Setenta e seis por cento das mulheres gambianas com idades entre os 15 e os 49 anos foram submetidas à MGF, de acordo com um relatório de 2021 da UNICEF.

Pode levar a sérios problemas de saúde, incluindo infecções, hemorragias, infertilidade e complicações no parto, além de prejudicar o prazer sexual.

“Os corpos das meninas são deles. A MGF rouba-lhes a autonomia sobre os seus corpos e causa danos irreversíveis”, disse o escritório da ONU na Gâmbia em X antes do debate.

O número de mulheres e raparigas que foram submetidas à MGF em todo o mundo aumentou para 230 milhões, contra 200 milhões há oito anos, informou a UNICEF este mês.

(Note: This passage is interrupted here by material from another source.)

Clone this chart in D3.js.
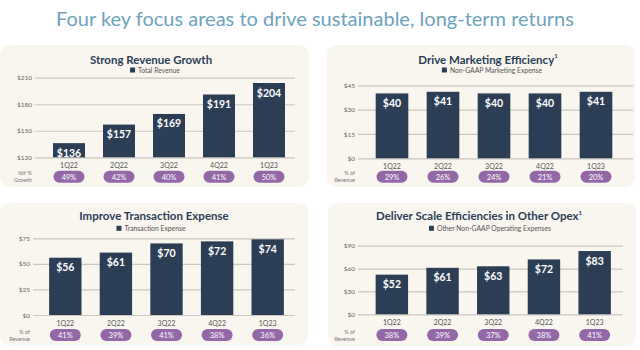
<!DOCTYPE html>
<html>
<head>
<meta charset="utf-8">
<script src="https://cdn.jsdelivr.net/npm/d3@7"></script>
<style>
  body { margin: 0; background: #ffffff; }
  svg { display: block; font-family: Lato, "Open Sans", sans-serif; }
</style>
</head>
<body>
<div id="chart-area"></div>
<script>
// data
var quarters = ["1Q22", "2Q22", "3Q22", "4Q22", "1Q23"];

var revenue = [136, 157, 169, 191, 204];
var revenueGrowth = ["49%", "42%", "40%", "41%", "50%"];
var revenueTicks = [120, 150, 180, 210];

var marketing = [40, 41, 40, 40, 41];
var marketingPct = ["29%", "26%", "24%", "21%", "20%"];
var marketingTicks = [0, 15, 30, 45];

var transaction = [56, 61, 70, 72, 74];
var transactionPct = ["41%", "39%", "41%", "38%", "36%"];
var transactionTicks = [0, 25, 50, 75];

var opex = [52, 61, 63, 72, 83];
var opexPct = ["38%", "39%", "37%", "38%", "41%"];
var opexTicks = [0, 30, 60, 90];

var navy = "#2b3e56";
var purple = "#9467a8";

var panels = [
  { title: "Strong Revenue Growth", sup: false, legend: "Total Revenue",
    values: revenue, pills: revenueGrowth, ticks: revenueTicks, rowLabel: ["YoY %", "Growth"],
    box: [0, 45, 309, 142], titleX: 151, legendX: 155, titleY: 59, legendY: 70,
    xr: [44, 294], yr: [157.3, 77.7], grid: [35, 295], pillY: 176.7 },
  { title: "Drive Marketing Efficiency", sup: true, legend: "Non-GAAP Marketing Expense",
    values: marketing, pills: marketingPct, ticks: marketingTicks, rowLabel: ["% of", "Revenue"],
    box: [327, 45, 308, 142], titleX: 488, legendX: 492, titleY: 59, legendY: 70,
    xr: [366.5, 621.5], yr: [158.3, 85.3], grid: [358, 633], pillY: 176.7 },
  { title: "Improve Transaction Expense", sup: false, legend: "Transaction Expense",
    values: transaction, pills: transactionPct, ticks: transactionTicks, rowLabel: ["% of", "Revenue"],
    box: [0, 203, 308, 142], titleX: 154, legendX: 151, titleY: 215.7, legendY: 228.3,
    xr: [40, 293], yr: [315, 238.3], grid: [33, 295], pillY: 335 },
  { title: "Deliver Scale Efficiencies in Other Opex", sup: true, legend: "Other Non-GAAP Operating Expenses",
    values: opex, pills: opexPct, ticks: opexTicks, rowLabel: ["% of", "Revenue"],
    box: [328, 203, 308, 143], titleX: 479, legendX: 490, titleY: 215.7, legendY: 228.3,
    xr: [366.5, 620], yr: [314.3, 245.7], grid: [358, 623], pillY: 335 }
];

var svg = d3.select("#chart-area")
  .append("svg")
  .attr("width", 640)
  .attr("height", 350);

svg.append("text")
  .attr("x", 315)
  .attr("y", 26)
  .attr("text-anchor", "middle")
  .attr("font-size", "20px")
  .style("fill", "#6ea3bd")
  .text("Four key focus areas to drive sustainable, long-term returns");

panels.forEach(function(p) {
  var g = svg.append("g");

  g.append("rect")
    .attr("x", p.box[0]).attr("y", p.box[1])
    .attr("width", p.box[2]).attr("height", p.box[3])
    .attr("rx", 9)
    .attr("fill", "#f9f6f0");

  var x = d3.scaleBand()
    .domain(quarters)
    .range(p.xr)
    .paddingInner(0.36)
    .paddingOuter(0.18);

  var y = d3.scaleLinear()
    .domain([p.ticks[0], p.ticks[p.ticks.length - 1]])
    .range(p.yr);

  // title
  var t = g.append("text")
    .attr("x", p.titleX)
    .attr("y", p.titleY)
    .attr("text-anchor", "middle")
    .attr("dominant-baseline", "central")
    .attr("font-size", "11.5px")
    .attr("font-weight", 700)
    .style("fill", navy)
    .text(p.title);
  if (p.sup) {
    t.append("tspan").attr("dy", -4).attr("font-size", "6px").text("1");
  }

  // legend
  var leg = g.append("text")
    .attr("x", p.legendX + 4)
    .attr("y", p.legendY)
    .attr("text-anchor", "middle")
    .attr("dominant-baseline", "central")
    .attr("font-size", "6.8px")
    .style("fill", "#555")
    .text(p.legend);
  var lw = leg.node().getComputedTextLength();
  g.append("rect")
    .attr("x", p.legendX + 4 - lw / 2 - 8)
    .attr("y", p.legendY - 2.5)
    .attr("width", 5).attr("height", 5)
    .attr("fill", navy);

  // y axis with gridlines
  var yAxisG = g.append("g")
    .attr("transform", "translate(" + p.grid[0] + ",0)")
    .call(d3.axisLeft(y)
      .tickValues(p.ticks)
      .tickSize(-(p.grid[1] - p.grid[0]))
      .tickPadding(3)
      .tickFormat(function(d) { return "$" + d; }));
  yAxisG.select(".domain").remove();
  yAxisG.selectAll(".tick line").style("stroke", "#c9c6c0").style("stroke-width", 1.2);
  yAxisG.selectAll("text")
    .attr("font-size", "6.5px")
    .attr("font-family", "Lato, sans-serif")
    .style("fill", "#666");

  // bars
  var bars = g.selectAll(".bar").data(p.values).enter();
  bars.append("rect")
    .attr("class", "bar")
    .attr("x", function(d, i) { return x(quarters[i]); })
    .attr("y", function(d) { return y(d); })
    .attr("width", x.bandwidth())
    .attr("height", function(d) { return p.yr[0] - y(d); })
    .attr("fill", navy);

  bars.append("text")
    .attr("x", function(d, i) { return x(quarters[i]) + x.bandwidth() / 2; })
    .attr("y", function(d) { return y(d) + 9.5; })
    .attr("text-anchor", "middle")
    .attr("dominant-baseline", "central")
    .attr("font-size", "10.5px")
    .attr("font-weight", 700)
    .style("fill", "white")
    .text(function(d) { return "$" + d; });

  // category labels
  g.selectAll(".cat").data(quarters).enter()
    .append("text")
    .attr("x", function(d) { return x(d) + x.bandwidth() / 2; })
    .attr("y", p.yr[0] + 7.5)
    .attr("text-anchor", "middle")
    .attr("dominant-baseline", "central")
    .attr("font-size", "7px")
    .style("fill", "#555")
    .text(function(d) { return d; });

  // pills
  g.selectAll(".pill").data(p.pills).enter()
    .append("rect")
    .attr("x", function(d, i) { return x(quarters[i]) + x.bandwidth() / 2 - 15.5; })
    .attr("y", p.pillY - 6)
    .attr("width", 31).attr("height", 12)
    .attr("rx", 6)
    .attr("fill", purple);

  g.selectAll(".pilltext").data(p.pills).enter()
    .append("text")
    .attr("x", function(d, i) { return x(quarters[i]) + x.bandwidth() / 2; })
    .attr("y", p.pillY + 0.5)
    .attr("text-anchor", "middle")
    .attr("dominant-baseline", "central")
    .attr("font-size", "7.5px")
    .style("fill", "white")
    .text(function(d) { return d; });

  // row label
  g.selectAll(".rowlab").data(p.rowLabel).enter()
    .append("text")
    .attr("x", p.grid[0] - 3)
    .attr("y", function(d, i) { return p.pillY - 3.5 + i * 7; })
    .attr("text-anchor", "end")
    .attr("dominant-baseline", "central")
    .attr("font-size", "5.5px")
    .style("fill", "#777")
    .text(function(d) { return d; });
});
</script>
</body>
</html>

Afirmou que a maior parte dessas mulheres e raparigas foi encontrada em países africanos, com mais de 144 milhões de casos, seguidos por mais de 80 milhões na Ásia e o número ultrapassando os seis milhões no Médio Oriente.

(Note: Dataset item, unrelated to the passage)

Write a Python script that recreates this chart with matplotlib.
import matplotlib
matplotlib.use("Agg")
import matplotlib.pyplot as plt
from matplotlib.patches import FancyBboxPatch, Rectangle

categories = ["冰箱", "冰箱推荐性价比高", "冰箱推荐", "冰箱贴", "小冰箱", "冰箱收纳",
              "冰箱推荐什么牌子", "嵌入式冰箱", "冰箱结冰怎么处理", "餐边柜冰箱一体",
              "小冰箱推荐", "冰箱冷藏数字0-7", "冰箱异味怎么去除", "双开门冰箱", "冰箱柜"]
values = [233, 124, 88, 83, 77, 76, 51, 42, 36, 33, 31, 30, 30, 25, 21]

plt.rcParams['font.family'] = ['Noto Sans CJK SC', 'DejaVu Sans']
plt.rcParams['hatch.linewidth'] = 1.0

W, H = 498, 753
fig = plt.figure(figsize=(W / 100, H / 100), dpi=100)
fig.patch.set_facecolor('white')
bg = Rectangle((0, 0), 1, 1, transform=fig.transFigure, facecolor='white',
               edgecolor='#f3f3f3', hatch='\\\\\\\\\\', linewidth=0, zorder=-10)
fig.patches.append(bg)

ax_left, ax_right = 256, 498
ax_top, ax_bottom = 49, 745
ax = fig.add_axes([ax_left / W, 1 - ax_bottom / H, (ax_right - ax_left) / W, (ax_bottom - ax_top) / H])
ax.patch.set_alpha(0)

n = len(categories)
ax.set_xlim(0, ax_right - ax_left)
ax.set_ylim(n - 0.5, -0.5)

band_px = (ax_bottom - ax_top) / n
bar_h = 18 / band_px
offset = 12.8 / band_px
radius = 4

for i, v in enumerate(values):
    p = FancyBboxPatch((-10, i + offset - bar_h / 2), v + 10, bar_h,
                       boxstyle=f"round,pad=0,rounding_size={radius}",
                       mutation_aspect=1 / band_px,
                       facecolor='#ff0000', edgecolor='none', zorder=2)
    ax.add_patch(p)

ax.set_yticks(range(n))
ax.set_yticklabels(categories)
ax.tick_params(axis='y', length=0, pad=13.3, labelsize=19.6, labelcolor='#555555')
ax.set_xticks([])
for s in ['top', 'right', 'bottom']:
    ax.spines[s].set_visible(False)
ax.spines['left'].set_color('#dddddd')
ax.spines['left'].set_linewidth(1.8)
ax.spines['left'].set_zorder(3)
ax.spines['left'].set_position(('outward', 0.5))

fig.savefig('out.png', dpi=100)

Os grupos de defesa dos direitos humanos acreditam que a acção da Gâmbia estabelecerá um precedente perigoso para os direitos das mulheres.

“Existe o risco inerente de que este seja apenas o primeiro passo e possa levar ao retrocesso de outros direitos, como a lei sobre o casamento infantil… e não apenas na Gâmbia, mas na região como um todo”, disse Divya Srinivasan, da ONG de direitos das mulheres Equality Now.

A criminalização foi um passo crucial na luta contra a circuncisão feminina, afirmou a Equality Now, mas observou que mais de metade dos 92 países onde a MGF é praticada têm leis que a proíbem.